This soup is perfect for this week since it seems most of the East is getting hit with some freezing temperatures. This is kind of a spin on French Onion Soup only with mushrooms and pasta. It is hearty and so delicious. My mom made this a few weeks ago while we were home and it was so good. So simple but filled with great flavor. Pairs well with a big glass of red wine and some crusty bread!

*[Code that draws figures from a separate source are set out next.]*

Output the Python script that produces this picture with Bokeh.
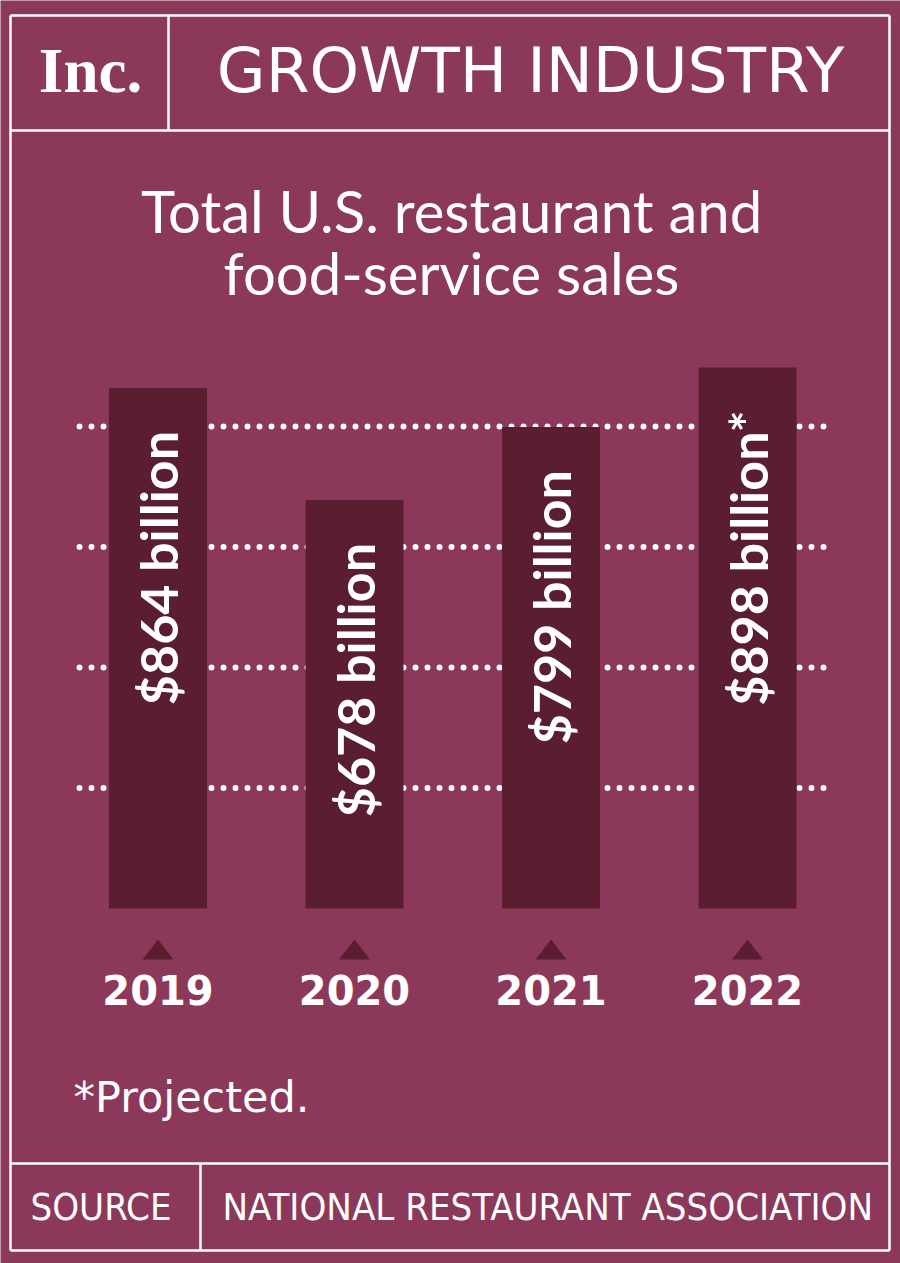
import numpy as np
from bokeh.plotting import figure
from bokeh.models import Range1d
from bokeh.core.properties import value
from bokeh.embed import file_html
from bokeh.resources import INLINE

# ---------------- data ----------------
years = [2019, 2020, 2021, 2022]
sales = [864, 678, 799, 898]  # billions of US dollars
value_labels = ["$864 billion", "$678 billion", "$799 billion", "$898 billion*"]
year_labels = ["2019", "2020", "2021", "2022"]
grid_values = [200, 400, 600, 800]

logo_text = "Inc."
header_text = "GROWTH INDUSTRY"
title_lines = ["Total U.S. restaurant and", "food-service sales"]
note_text = "*Projected."
source_label = "SOURCE"
source_text = "NATIONAL RESTAURANT ASSOCIATION"

# ---------------- styles / layout ----------------
W, H = 900, 1263
BG = "#8C385A"
BAR = "#5B1E31"
WHITE = "#FFFFFF"

BASE_PX = 908        # pixel row (from top) of the value 0
PX_PER_B = 0.6025    # pixels per billion
FIRST_X_PX = 157.5   # pixel column of first bar centre
STEP_PX = 196.5      # pixels between bar centres
BAR_W_PX = 98
BASELINE_FIX = 0.39  # renderer places alphabetic baseline ~0.39em low

y_start = -(H - BASE_PX) / PX_PER_B
y_end = BASE_PX / PX_PER_B
x_start = years[0] - FIRST_X_PX / STEP_PX
x_end = years[0] + (W - FIRST_X_PX) / STEP_PX

p = figure(width=W, height=H,
           x_range=Range1d(x_start, x_end), y_range=Range1d(y_start, y_end),
           x_axis_type=None, y_axis_type=None,
           output_backend="svg", toolbar_location=None,
           min_border=0, background_fill_color=BG, border_fill_color=BG,
           outline_line_color=None)
p.grid.visible = False
p.extra_x_ranges = {"px": Range1d(0, W)}
p.extra_y_ranges = {"px": Range1d(H, 0)}

# dotted reference lines (behind bars)
p.segment(x0=79, x1=829, y0=grid_values, y1=grid_values, x_range_name="px",
          line_color=WHITE, line_width=6, line_dash="0 12", line_cap="round")

# bars
p.vbar(x=years, top=sales, bottom=0, width=BAR_W_PX / STEP_PX,
       fill_color=BAR, line_color=None)

# rotated value labels inside bars
p.text(x=years, y=sales, text=value_labels, angle=np.pi / 2,
       text_align="right", text_baseline="middle", y_offset=43,
       text_color=WHITE, text_font=value("Lato"), text_font_style="bold",
       text_font_size="52px")

# small triangles under the bars
TRI_HALF = 15.5 / STEP_PX
TRI_TOP, TRI_BOT = 939, 959
tri_xs = [[yr - TRI_HALF, yr + TRI_HALF, yr] for yr in years]
tri_ys = [[TRI_BOT, TRI_BOT, TRI_TOP] for _ in years]
p.patches(tri_xs, tri_ys, y_range_name="px", fill_color=BAR, line_color=None)

# year labels
YEAR_SIZE = 40
p.text(x=years, y=[1005 - BASELINE_FIX * YEAR_SIZE] * len(years), y_range_name="px",
       text=year_labels, text_align="center", text_baseline="alphabetic",
       text_color=WHITE, text_font=value("DejaVu Sans"), text_font_style="bold",
       text_font_size=f"{YEAR_SIZE}px")

# frame lines
L, R, T, B = 10, 889, 15, 1250
HEAD_Y, FOOT_Y = 130, 1163
HEAD_DIV, FOOT_DIV = 168, 200
seg_x0 = [L, L, L, R, L, L, HEAD_DIV, FOOT_DIV]
seg_x1 = [R, R, L, R, R, R, HEAD_DIV, FOOT_DIV]
seg_y0 = [T, B, T, T, HEAD_Y, FOOT_Y, T, FOOT_Y]
seg_y1 = [T, B, B, B, HEAD_Y, FOOT_Y, HEAD_Y, B]
p.segment(x0=seg_x0, x1=seg_x1, y0=seg_y0, y1=seg_y1,
          x_range_name="px", y_range_name="px",
          line_color=WHITE, line_width=2.5)


def label(x, baseline, txt, size, font, align="center", style="normal"):
    p.text(x=[x], y=[baseline - BASELINE_FIX * size], text=[txt],
           x_range_name="px", y_range_name="px",
           text_align=align, text_baseline="alphabetic", text_color=WHITE,
           text_font=value(font), text_font_size=f"{size}px",
           text_font_style=style)


label(90, 95, logo_text, 63, "Liberation Serif", style="bold")
label(530, 95, header_text, 63, "DejaVu Sans")
label(451, 233, title_lines[0], 58, "Lato")
label(451, 295, title_lines[1], 58, "Lato")
label(73, 1113, note_text, 43, "DejaVu Sans", align="left")
label(30, 1221, source_label, 38, "DejaVu Sans Condensed", align="left")
label(222, 1221, source_text, 38, "DejaVu Sans Condensed", align="left")

open("out.html", "w").write(file_html(p, INLINE))
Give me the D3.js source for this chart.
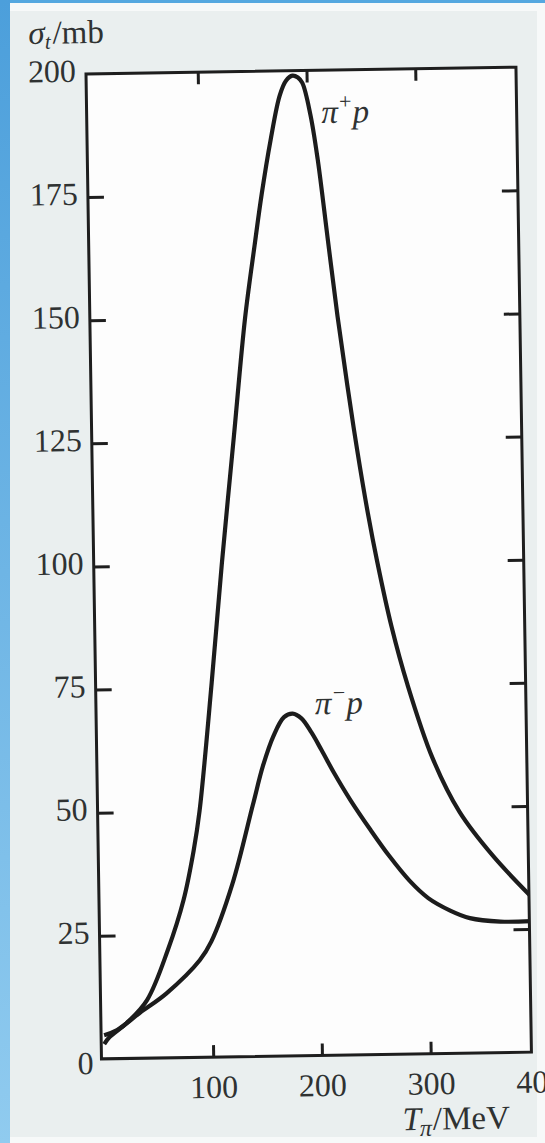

|| W I L D M U S H R O O M + O N I O N S O U P ||
6 tablespoons butter
2 large white onions sliced
2 large red onions
8 oz white mushrooms sliced
8 oz baby bellas sliced
4 sprigs fresh thyme
8 cups chicken stock (veggie)
1/4 dry white wine
1/4 box ditalini pasta (about 1/2 cup)
salt and pepper to taste
fresh parsley and Parmesan cheese for garnish
Melt Butter in a large pot over medium low heat. Add the white and red onions and season with salt and pepper. Cook stirring occasionally until onions start to turn brown. This could take up to an hour depending on how your stove cooks.
Remove onions with a slotted spoon and add in mushrooms and thyme. Cook until mushrooms are tender. Return onions to pot along with white wine and chicken broth. Raise the heat and bring to a simmer. Let simmer for about 30 minutes or longer. About 10-15 minutes before serving add in ditalini pasta and let it cook about 10 minutes. You may need to add additional broth depending how much pasta you add. Garnish with fresh Parmesan Cheese and Parsley.